3.1. The lower bound

We now proceed to derive the lower bound for $\mathscr M_H(T,a)$ . The final result is provided in Theorem 1 at the end of this subsection. All proofs are provided in Section 5.

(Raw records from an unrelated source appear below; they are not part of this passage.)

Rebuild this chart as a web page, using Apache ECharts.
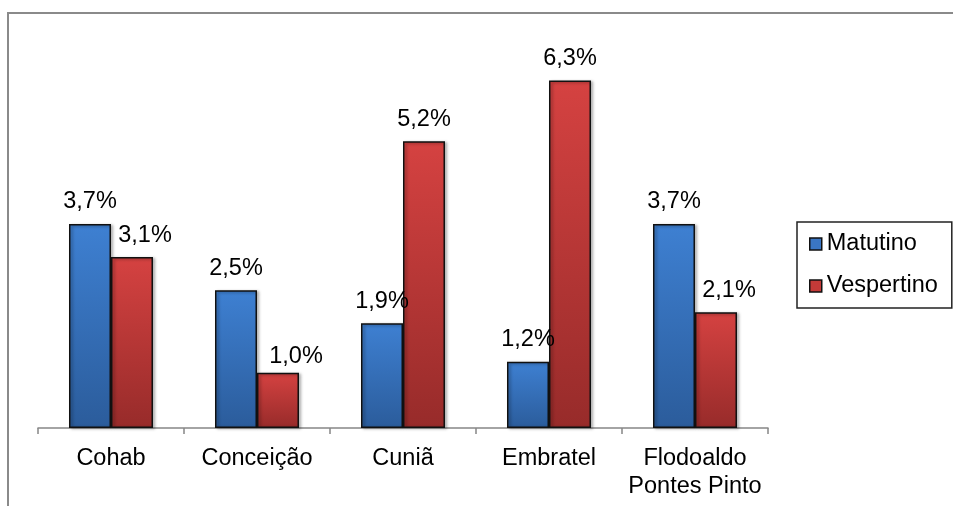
<!DOCTYPE html>
<html>
<head>
<meta charset="utf-8">
<script src="https://cdn.jsdelivr.net/npm/echarts@6/dist/echarts.min.js"></script>
<style>
  html, body { margin: 0; padding: 0; background: #ffffff; }
  #chart { width: 953px; height: 506px; }
</style>
</head>
<body>
<div id="chart"></div>
<script>
// Neighbourhoods and the share per shift (%)
const bairros = ['Cohab', 'Conceição', 'Cuniã', 'Embratel', 'Flodoaldo\nPontes Pinto'];
const matutino = [3.7, 2.5, 1.9, 1.2, 3.7];
const vespertino = [3.1, 1.0, 5.2, 6.3, 2.1];

// label nudges for the afternoon bars that sit beside a taller morning bar
const vespLabelOffset = [[13, 0], [18, 6], [0, 0], [0, 0], [13, 0]];

const FONT = "'Liberation Sans', Arial, sans-serif";
const FS = 23.5;
const fmt = (p) => p.value.toFixed(1).replace('.', ',') + '%';

function grad(top, bottom) {
  return new echarts.graphic.LinearGradient(0, 0, 0, 1, [
    { offset: 0, color: top },
    { offset: 1, color: bottom }
  ]);
}

const barStyle = (top, bottom) => ({
  color: grad(top, bottom),
  borderColor: '#111111',
  borderWidth: 1.5,
  shadowBlur: 3,
  shadowOffsetX: 2,
  shadowOffsetY: 1,
  shadowColor: 'rgba(0,0,0,0.35)'
});

const labelBase = {
  show: true,
  position: 'top',
  distance: 10,
  fontFamily: FONT,
  fontSize: FS,
  color: '#000000',
  formatter: fmt
};

const chart = echarts.init(document.getElementById('chart'), null, { renderer: 'canvas' });

chart.setOption({
  animation: false,
  backgroundColor: '#ffffff',
  graphic: [{
    type: 'rect',
    shape: { x: 8, y: 13, width: 2000, height: 2000 },
    style: { fill: 'none', stroke: '#8a8a8a', lineWidth: 2 },
    z: 0
  }],
  grid: { left: 38, right: 185, top: 42, bottom: 78 },
  legend: {
    orient: 'vertical',
    left: 797,
    top: 222,
    padding: [10, 14, 10, 12],
    itemGap: 18,
    itemWidth: 12,
    itemHeight: 12,
    borderColor: '#222222',
    borderWidth: 1.5,
    icon: 'rect',
    textStyle: { fontFamily: FONT, fontSize: FS, color: '#000000' },
    data: [
      { name: 'Matutino', itemStyle: { color: '#3a76c4', borderColor: '#111', borderWidth: 1.5 } },
      { name: 'Vespertino', itemStyle: { color: '#c43a38', borderColor: '#111', borderWidth: 1.5 } }
    ]
  },
  xAxis: {
    type: 'category',
    data: bairros,
    axisLine: { show: true, lineStyle: { color: '#868686', width: 1.5 } },
    axisTick: { show: true, length: 6, lineStyle: { color: '#868686', width: 1.5 } },
    axisLabel: {
      fontFamily: FONT,
      fontSize: FS,
      lineHeight: 28,
      color: '#000000',
      margin: 17,
      interval: 0
    }
  },
  yAxis: {
    type: 'value',
    min: 0,
    max: 7,
    show: false,
    splitLine: { show: false }
  },
  series: [
    {
      name: 'Matutino',
      type: 'bar',
      barWidth: 42,
      barGap: '0%',
      data: matutino,
      itemStyle: barStyle('#3e80d2', '#2b5c9b'),
      label: labelBase
    },
    {
      name: 'Vespertino',
      type: 'bar',
      barWidth: 42,
      barGap: '0%',
      data: vespertino.map((v, i) => ({ value: v, label: { offset: vespLabelOffset[i] } })),
      itemStyle: barStyle('#d54241', '#972b2a'),
      label: labelBase
    }
  ]
});
</script>
</body>
</html>
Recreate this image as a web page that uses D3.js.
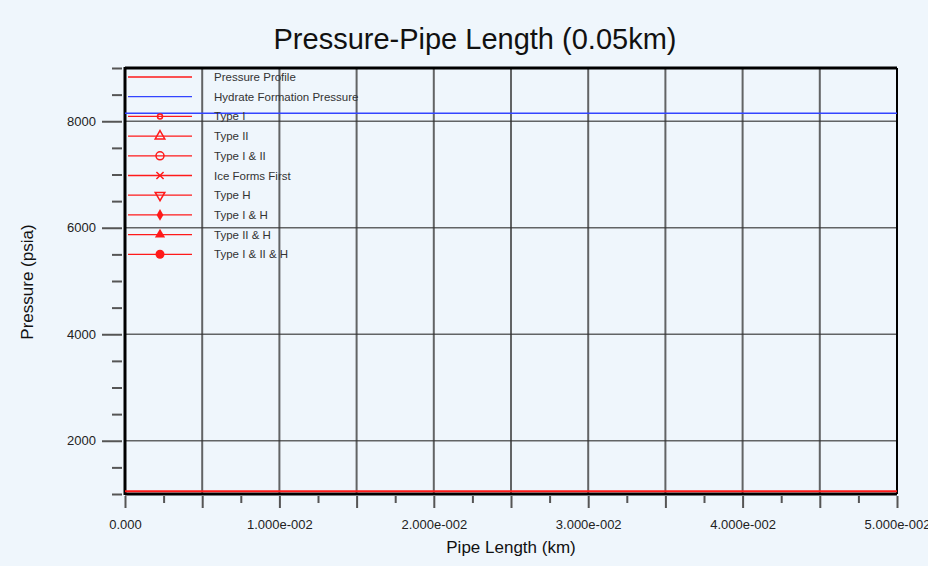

For each $\boldsymbol{c}\in\mathbb{R}^2_0$ define

(15) \begin{equation} m^\boldsymbol{c}_H(T,a) \;:\!=\; \mathbb{E}(\tilde B^\boldsymbol{c}_H(\tau_{1/2}(T,a)) - a\tau_{1/2}(T,a)),\end{equation}

which, in words, is the expected value of the drifted fractional Brownian motion with parameter $\boldsymbol{c}$ evaluated at the time of the supremum of the driving Brownian motion $\tau_{1/2}(T,a)$ defined in (9). Clearly, this yields a lower bound for the expected supremum, i.e. $\mathscr M_H(T,a) \geq m^\boldsymbol{c}_H(T,a)$ . We can further maximise our lower bound by taking the supremum over all $\boldsymbol{c}\in\mathbb{R}^2_0$ and define $m_H(T,a) \;:\!=\; \sup_{\boldsymbol{c}\in\mathbb{R}^2_0} m^\boldsymbol{c}_H(T,a)$ . It turns out that the value of $m_H(T,a)$ can be found explicitly. Before showing that formula in Proposition 4, we define the useful functionals

(16) \begin{equation} \mathcal J_H(T,a) \;:\!=\; \mathbb{E}\{X^+_H(\tau_{1/2}(T,a))\}, \qquad \mathcal J^-_H(T,a) \;:\!=\; \mathbb{E}\{X^-_H(\tau_{1/2}(T,a))\}.\end{equation}

Lemma 2. If $T\in(0,\infty)$ and $a\in\mathbb{R}$ then $\mathcal J^-_H(T,a) = -\mathcal J_H(T,-a).$

The proof of Lemma 2 is given in Section 5. In the following, $\gamma(\alpha,z)$ is the incomplete Gamma function; see (31) in Appendix A.

Proposition 3.

\begin{equation*} \mathcal J_H(T,a) = \begin{cases} \frac{2^{H}}{\sqrt{2\pi}\big(H+\tfrac{1}{2}\big)} \cdot |a|^{-2H}\gamma(H,{a^2T}/{2}), & a\neq 0,\ T\in(0,\infty); \\[12pt] \frac{2^{H}\Gamma(H)}{\sqrt{2\pi}\big(H+\tfrac{1}{2}\big)} \cdot |a|^{-2H}, & a > 0, \ T=\infty; \\[12pt] \frac{T^{H}}{\sqrt{2\pi}H\big(H+\tfrac{1}{2}\big)}, & a=0, \ T\in(0,\infty). \end{cases} \end{equation*}

Finally, we can show the following.

Proposition 4. If $a\in\mathbb{R}$ and $T\in(0,\infty)$ or $a>0$ and $T=\infty$ , then

(17) \begin{equation} m^\boldsymbol{c}_H(T,a) = \frac{{c_+}-{c_-} }{\sqrt{V^\boldsymbol{c}_H}}\cdot \mathcal J_H(T,a) - a\mathcal E_{1/2}(T,a) \end{equation}

and

\begin{equation*} m_H(T,a) = m^{(1,-1)}_H(T,a) = \frac{\mathcal J_H(T,a)}{C_H\sin\big(\tfrac{1}{2}{\pi\big(H + \tfrac12\big)}\big)} - a\, \mathcal E_{1/2}(T,a), \end{equation*}

with $V^\boldsymbol{c}_H$ and $C_H$ defined in (4) and (5), respectively.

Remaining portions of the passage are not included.